The cub, a 46-pound male, is being held at FWP’s wildlife rehabilitation center in Helena while arrangements are made to transfer the cub to a zoo in the coming weeks.

Be bear aware

Montana is bear country. Grizzly bear populations continue to become denser and more widespread in Montana, increasing the likelihood that residents and recreationists will encounter them in more places each year.

This time of year is when bears are active for longer periods as they consume more food in preparation for hibernation. This period overlaps with hunting season and other fall recreation activities.

Avoiding conflicts with bears is easier than dealing with such conflicts. Here are some precautions to help residents, recreationists and people who work outdoors avoid negative bear encounters:

  • Carry bear spray and be prepared to use it immediately.

  • Make noise to alert bears to your presence and travel in groups.

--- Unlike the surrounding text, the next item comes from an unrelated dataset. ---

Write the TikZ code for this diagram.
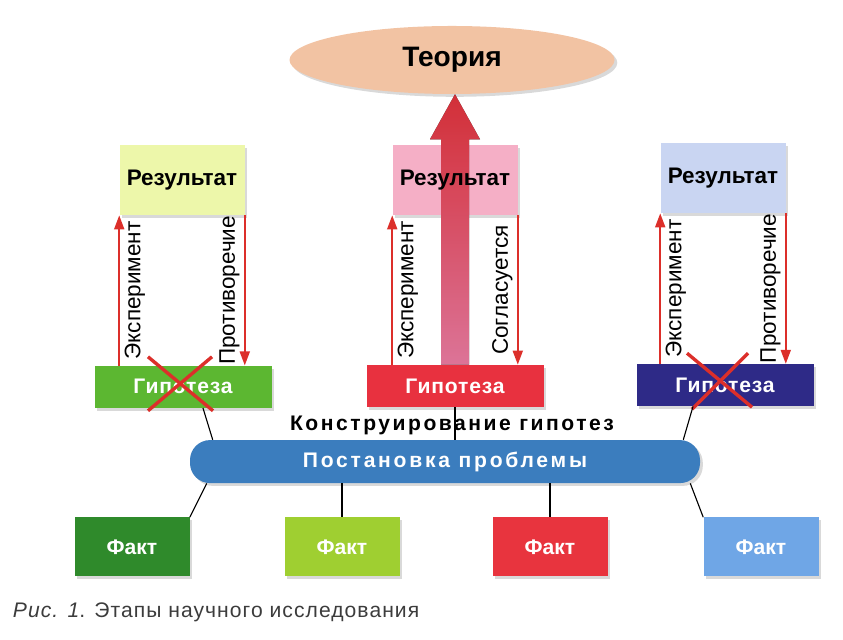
\documentclass[tikz,border=0pt]{standalone}
\usepackage{fontspec}
\setmainfont{Liberation Sans}
\usetikzlibrary{calc, shapes, shadows, arrows.meta}
\definecolor{theorycol}{HTML}{F2C3A3}
\definecolor{resAcol}{HTML}{EDF7AA}
\definecolor{resBcol}{HTML}{F5AFC6}
\definecolor{resCcol}{HTML}{C9D5F2}
\definecolor{hypAcol}{HTML}{5CB731}
\definecolor{hypBcol}{HTML}{E8313F}
\definecolor{hypCcol}{HTML}{2E2A87}
\definecolor{barcol}{HTML}{3B7DBE}
\definecolor{factAcol}{HTML}{2F8A2B}
\definecolor{factBcol}{HTML}{9FCF31}
\definecolor{factCcol}{HTML}{E8343E}
\definecolor{factDcol}{HTML}{6FA6E6}
\definecolor{arrowred}{HTML}{DC2F2A}
\definecolor{bigtop}{HTML}{E8323C}
\definecolor{bigbot}{HTML}{F27FA6}
\definecolor{capgray}{HTML}{3C3C3C}
\tikzset{
  boxshadow/.style={drop shadow={opacity=0.3, shadow xshift=2pt, shadow yshift=-2pt}},
  resbox/.style={boxshadow, minimum width=3.125cm, minimum height=1.75cm, inner sep=0pt,
    font=\bfseries\fontsize{16}{19}\selectfont},
  hypbox/.style={boxshadow, minimum width=4.425cm, minimum height=1.05cm, inner sep=0pt, text=white,
    font=\bfseries\fontsize{15}{18}\selectfont\addfontfeatures{LetterSpace=4}},
  factbox/.style={boxshadow, minimum width=2.875cm, minimum height=1.475cm, inner sep=0pt, text=white,
    font=\bfseries\fontsize{15}{18}\selectfont},
  flow/.style={draw=arrowred, line width=1.6pt, -{Triangle[length=10pt,width=7pt]}},
  vlabel/.style={rotate=90, inner sep=3pt, font=\fontsize{16}{19}\selectfont},
  crossline/.style={draw=arrowred, line width=2.4pt},
  link/.style={draw=black, line width=0.8pt}
}
\begin{document}
\begin{tikzpicture}
\useasboundingbox (0,0) rectangle (21.075,16);
\node[ellipse, fill=theorycol, boxshadow, minimum width=8.125cm, minimum height=1.7cm, inner sep=0pt,
  font=\bfseries\fontsize{20}{24}\selectfont] (theory) at (11.3,14.5) {Теория};
\node[resbox, fill=resAcol] (resA) at (4.55,11.5) {Результат};
\node[resbox, fill=resBcol] (resB) at (11.375,11.5) {};
\node[resbox, fill=resCcol] (resC) at (18.075,11.55) {Результат};
\node[hypbox, fill=hypAcol] (hypA) at (4.575,6.33) {Гипотеза};
\node[hypbox, fill=hypBcol] (hypB) at (11.375,6.35) {Гипотеза};
\node[hypbox, fill=hypCcol] (hypC) at (18.125,6.37) {Гипотеза};
\fill[top color=bigtop, bottom color=bigbot, opacity=0.9]
  ($(hypB.north)+(-0.35,0)$) -- ($(hypB.north |- theory.south)+(-0.35,-1.125)$)
  -- ($(hypB.north |- theory.south)+(-0.625,-1.125)$) -- (hypB.north |- theory.south)
  -- ($(hypB.north |- theory.south)+(0.625,-1.125)$) -- ($(hypB.north |- theory.south)+(0.35,-1.125)$)
  -- ($(hypB.north)+(0.35,0)$) -- cycle;
\node[font=\bfseries\fontsize{16}{19}\selectfont] (resBtext) at (resB.center) {Результат};
\draw[flow] (resA.south west |- hypA.north) -- node[vlabel, anchor=north] {Эксперимент} (resA.south west);
\draw[flow] (resA.south east) -- node[vlabel, anchor=south] {Противоречие} (resA.south east |- hypA.north);
\draw[flow] (resB.south west |- hypB.north) -- node[vlabel, anchor=north] {Эксперимент} (resB.south west);
\draw[flow] (resB.south east) -- node[vlabel, anchor=south] {Согласуется} (resB.south east |- hypB.north);
\draw[flow] (resC.south west |- hypC.north) -- node[vlabel, anchor=north] {Эксперимент} (resC.south west);
\draw[flow] (resC.south east) -- node[vlabel, anchor=south] {Противоречие} (resC.south east |- hypC.north);
\draw[crossline] ($(hypA.center)+(-0.875,0.75)$) -- ($(hypA.center)+(0.75,-0.6)$);
\draw[crossline] ($(hypA.center)+(0.725,0.75)$) -- ($(hypA.center)+(-0.875,-0.6)$);
\draw[crossline] ($(hypC.center)+(-0.95,0.8)$) -- ($(hypC.center)+(0.675,-0.55)$);
\draw[crossline] ($(hypC.center)+(0.575,0.8)$) -- ($(hypC.center)+(-0.825,-0.6)$);
\node[rectangle, rounded corners=0.5cm, fill=barcol, boxshadow, minimum width=12.75cm, minimum height=1.075cm,
  text=white, font=\bfseries\fontsize{15}{18}\selectfont\addfontfeatures{LetterSpace=13}] (bar) at (11.125,4.46) {Постановка проблемы};
\node[factbox, fill=factAcol] (factA) at (3.3,2.325) {Факт};
\node[factbox, fill=factBcol] (factB) at (8.55,2.325) {Факт};
\node[factbox, fill=factCcol] (factC) at (13.75,2.325) {Факт};
\node[factbox, fill=factDcol] (factD) at (19.025,2.325) {Факт};
\draw[link] ($(hypA.south)+(0.5,0)$) -- ($(bar.north west)+(0.575,0)$);
\draw[link] (hypB.south) -- (hypB.south |- bar.north);
\draw[link] ($(hypC.south)+(-0.8,0)$) -- ($(bar.north east)+(-0.425,0)$);
\node[font=\bfseries\fontsize{15}{18}\selectfont\addfontfeatures{LetterSpace=12}] (construct) at (11.3,5.375) {Конструирование гипотез};
\draw[link] ($(bar.south west)+(0.425,0)$) -- (factA.north east);
\draw[link] (factB.north |- bar.south) -- (factB.north);
\draw[link] (factC.north |- bar.south) -- (factC.north);
\draw[link] ($(bar.south east)+(-0.25,0)$) -- (factD.north west);
\node[anchor=west, text=capgray, font=\fontsize{15}{18}\selectfont\addfontfeatures{LetterSpace=5}] (caption) at (0.2,0.7)
  {\textit{Рис. 1}. Этапы научного исследования};
\end{tikzpicture}
\end{document}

  • Stay away from animal carcasses, which often attract bears.

  • Follow food storage orders from the applicable land management agency.

  • Keep garbage, bird feeders, pet food and other attractants put away in a secure building. Keep garbage in a secure building until the day it is collected. Certified bear-resistant garbage containers are available in many areas.

  • Never feed wildlife. Bears that become food conditioned lose their natural foraging behavior and pose threats to human safety. It is illegal to feed bears in Montana.

People who hunt in places that have or may have grizzly bears—which includes areas of Montana west of Billings—should take special precautions:

  • Carry bear spray and be prepared to use it immediately.

  • Look for bear sign and be cautious around creeks and areas with limited visibility.

  • Hunt with a group of people. Making localized noise can help alert bears to your presence.

  • Be aware that elk calls and cover scents can attract bears.

  • Bring the equipment and people needed to help field dress game and remove the meat from the kill site as soon as possible.

  • If you need to leave part of the meat in the field during retrieval, hang it at least 10 feet off the ground and at least 150 yards from the gut pile. Leave it where it can be observed from a distance of at least 200 yards.

  • Upon your return, observe the meat with binoculars. Make noise while approaching the meat. If it has been disturbed or if a bear is in the area, leave and call FWP.

Grizzly bears in the lower 48 states are listed as threatened under the Endangered Species Act. Management authority for grizzlies rests with the U.S. Fish & Wildlife Service, working closely in Montana with FWP, the Forest Service, the National Park Service, the Bureau of Land Management, the U.S. Geological Survey, Wildlife Services, and Native American tribes. This collaboration happens through the Interagency Grizzly Bear Committee.